Урания | страница 44
Однако, что же, наконец, мы называем «наукой?» Что есть в природе «ненаучного?» Где границы настоящей науки? Разве скелет птицы в действительности имеет более научный характер, нежели ее яркие, цветистые перья и ее нежное, мелодичное пение? Разве скелет хорошенькой женщины более достоин внимания, чем строение ее тела и ее живой образ? Разве анализ душевных волнений не «научен»? Почему же «ненаучно» доискиваться, может ли душа видеть вдаль и каким образом? И потом, что за странное тщеславие, что за наивное самомнение воображать, будто наука сказала свое последнее слово, будто мы уже знаем все, что можно знать, будто наших пяти чувств достаточно для познания природы и вселенной? Если мы сумели распознать некоторые силы, действующие вокруг нас – тяготение, теплоту, свет, электричество – из этого еще не следует, что не существовало других сил, которые ускользают от нас, потому что наши чувства не способны их воспринимать. Не эта гипотеза нелепа, а нелепа наивность педагогов и классиков. Мы смеемся над идеями астрономов, физиков, врачей, богословов, живших три века тому назад, а не пройдет еще трех веков, как наши преемники в науке будут смеяться в свою очередь над понятиями тех, кто имеет претензии все знать.

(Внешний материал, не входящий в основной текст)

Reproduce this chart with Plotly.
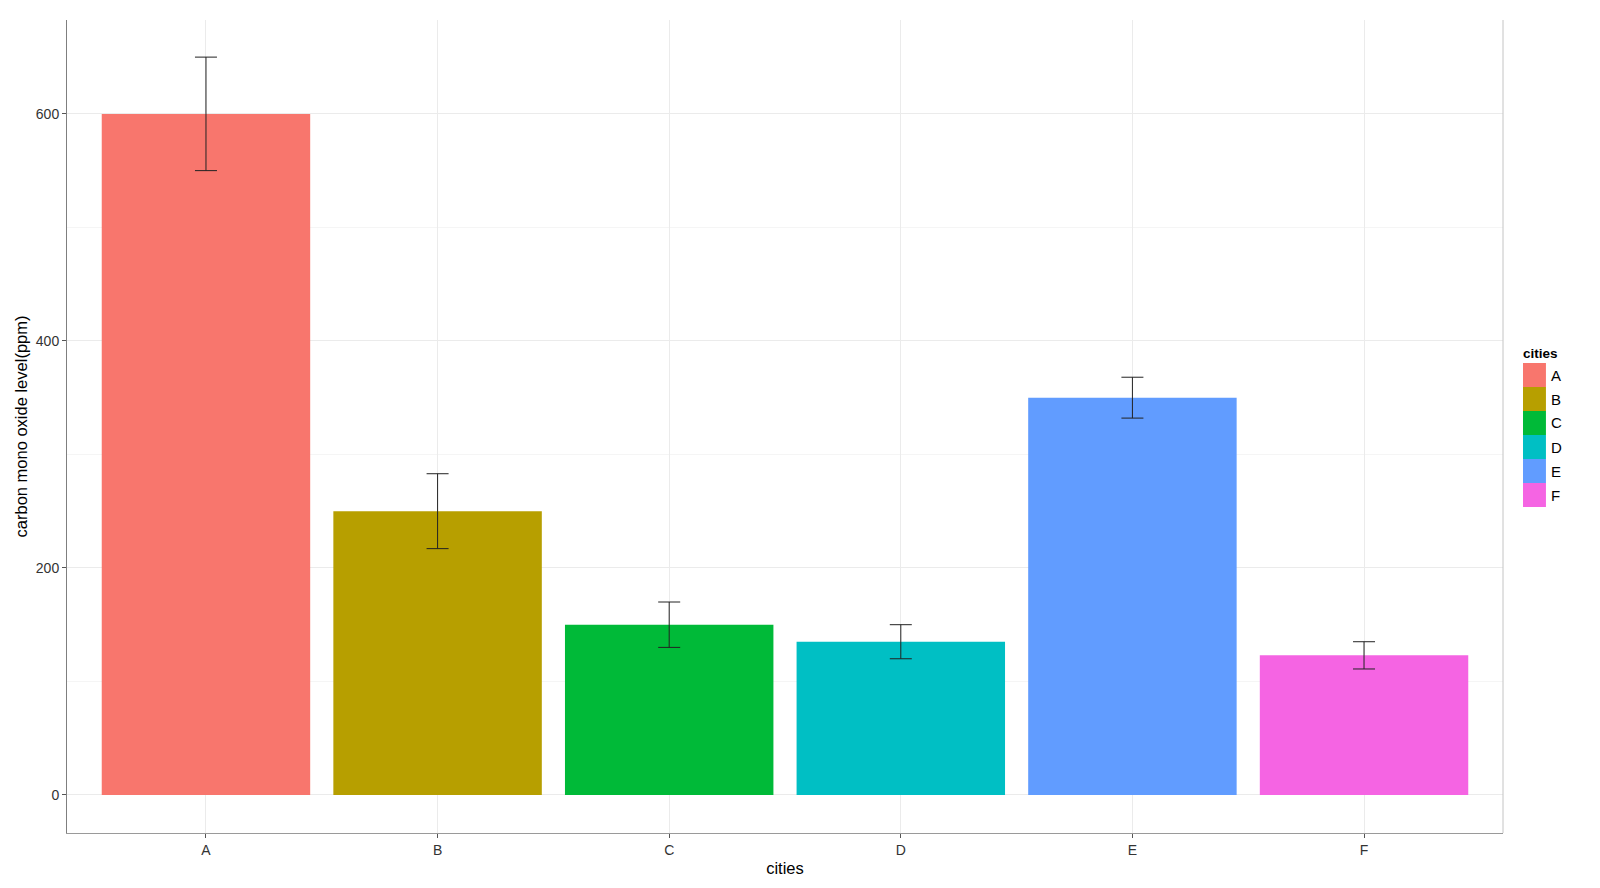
import plotly.graph_objects as go

cities = ["A", "B", "C", "D", "E", "F"]
co_level = [600, 250, 150, 135, 350, 123]
co_error = [50, 33, 20, 15, 18, 12]
colors = ["#F8766D", "#B79F00", "#00BA38", "#00BFC4", "#619CFF", "#F564E3"]
y_ticks = [0, 200, 400, 600]

# page body has an 8px margin, so the figure starts at (8, 8)
OFF = 8
W, H = 1600 - OFF, 888 - OFF
ML, MR, MT, MB = 65 - OFF, 97, 20 - OFF, 55

fig = go.Figure()
for c, v, e, col in zip(cities, co_level, co_error, colors):
    fig.add_trace(go.Bar(
        x=[c], y=[v], name=c, marker=dict(color=col, line=dict(width=0)),
        width=0.9,
        error_y=dict(type="data", array=[e], visible=True, color="#222222",
                     thickness=1, width=11),
        showlegend=False,
    ))

fig.update_layout(
    width=W, height=H,
    margin=dict(l=ML, r=MR, t=MT, b=MB),
    paper_bgcolor="white", plot_bgcolor="white",
    font=dict(family="Liberation Sans, Arial, sans-serif", color="#222222"),
    bargap=0.1,
    xaxis=dict(
        title=dict(text="cities", font=dict(size=16.5, color="#000000"), standoff=5),
        categoryorder="array", categoryarray=cities,
        range=[-0.6, 5.6],
        showgrid=True, gridcolor="#ebebeb", gridwidth=1,
        ticks="outside", ticklen=4, tickcolor="#555555",
        tickfont=dict(size=14, color="#333333"),
        showline=True, linecolor="#9a9a9a", linewidth=1,
        zeroline=False, fixedrange=True,
    ),
    yaxis=dict(
        title=dict(text="carbon mono oxide level(ppm)", font=dict(size=16.5, color="#000000"), standoff=4),
        range=[-33.5, 682.7],
        tickvals=y_ticks, ticktext=[str(t) for t in y_ticks],
        showgrid=True, gridcolor="#ebebeb", gridwidth=1,
        minor=dict(dtick=100, tick0=0, showgrid=True, gridcolor="#f5f5f5", gridwidth=1),
        ticks="outside", ticklen=4, tickcolor="#555555",
        tickfont=dict(size=14, color="#333333"),
        showline=True, linecolor="#7f7f7f", linewidth=1,
        zeroline=False, fixedrange=True,
    ),
)

# right panel border (lighter)
fig.add_shape(type="line", xref="paper", yref="paper", x0=1, x1=1, y0=0, y1=1,
              line=dict(color="#c4c4c4", width=1))

# custom legend (ggplot-style tall keys); positions in page pixels
pw = W - ML - MR
ph = H - MT - MB
def px_to_paper_x(px):
    return (px - OFF - ML) / pw
def px_to_paper_y(py):
    return 1 - (py - OFF - MT) / ph

key_x0, key_x1 = 1523, 1546
key_y0, key_h = 363, 24
fig.add_annotation(xref="paper", yref="paper", x=px_to_paper_x(1521), y=px_to_paper_y(353),
                   text="<b>cities</b>", showarrow=False, xanchor="left", yanchor="middle",
                   font=dict(size=13.5, color="#000000"))
for i, (c, col) in enumerate(zip(cities, colors)):
    y0 = key_y0 + i * key_h
    fig.add_shape(type="rect", xref="paper", yref="paper",
                  x0=px_to_paper_x(key_x0), x1=px_to_paper_x(key_x1),
                  y0=px_to_paper_y(y0), y1=px_to_paper_y(y0 + key_h),
                  fillcolor=col, line=dict(width=0), layer="above")
    fig.add_annotation(xref="paper", yref="paper", x=px_to_paper_x(1549),
                       y=px_to_paper_y(y0 + key_h / 2), text=c, showarrow=False,
                       xanchor="left", yanchor="middle",
                       font=dict(size=15, color="#000000"))

fig.write_html("out.html")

Врачи, которым я сообщал пятнадцать лет тому назад рассказ о магнетических явлениях, наблюденных мною при известных опытах, все отрицали. Недавно я встретился с одним из них в Институте.
– О, – отвечал он не без лукавства, – тогда это был магнетизм, а нынче – гипнотизм, и мы занимаемся его изучением. Это дело совсем другое.
Мораль такова: не будем ничего отрицать с предвзятым намерением. Станем лучше изучать, наблюдать; объяснение придет само собой после.
Находясь в таком состоянии духа, я стал ходить взад и вперед по своей библиотеке и вдруг случайно мне попалось на глаза прелестное издание Цицерона, которое я что-то давно не замечал. Я взял один из томов, машинально открыл его наугад и прочел следующее:
Двое друзей прибыли вместе из Мегары и остановились на разных квартирах. Едва успел один из них заснуть, как увидел перед собой своего товарища по путешествию, который объявляет ему с печальным видом, что хозяин гостиницы замышляет убить его, поэтому он умоляет своего приятеля поспешить к нему на помощь. Тот просыпается, но, убежденный, что это простой сон, немедленно опять засыпает. Друг является ему вторично и заклинает его поспешить, потому что убийцы сейчас войдут в его комнату. Встревоженный и удивленный упорством этого сновидения, он собрался было идти к своему приятелю. Но здравое размышление и усталость одерживают верх; он снова ложится. Тогда друг является в третий раз – бледный, окровавленный, обезображенный.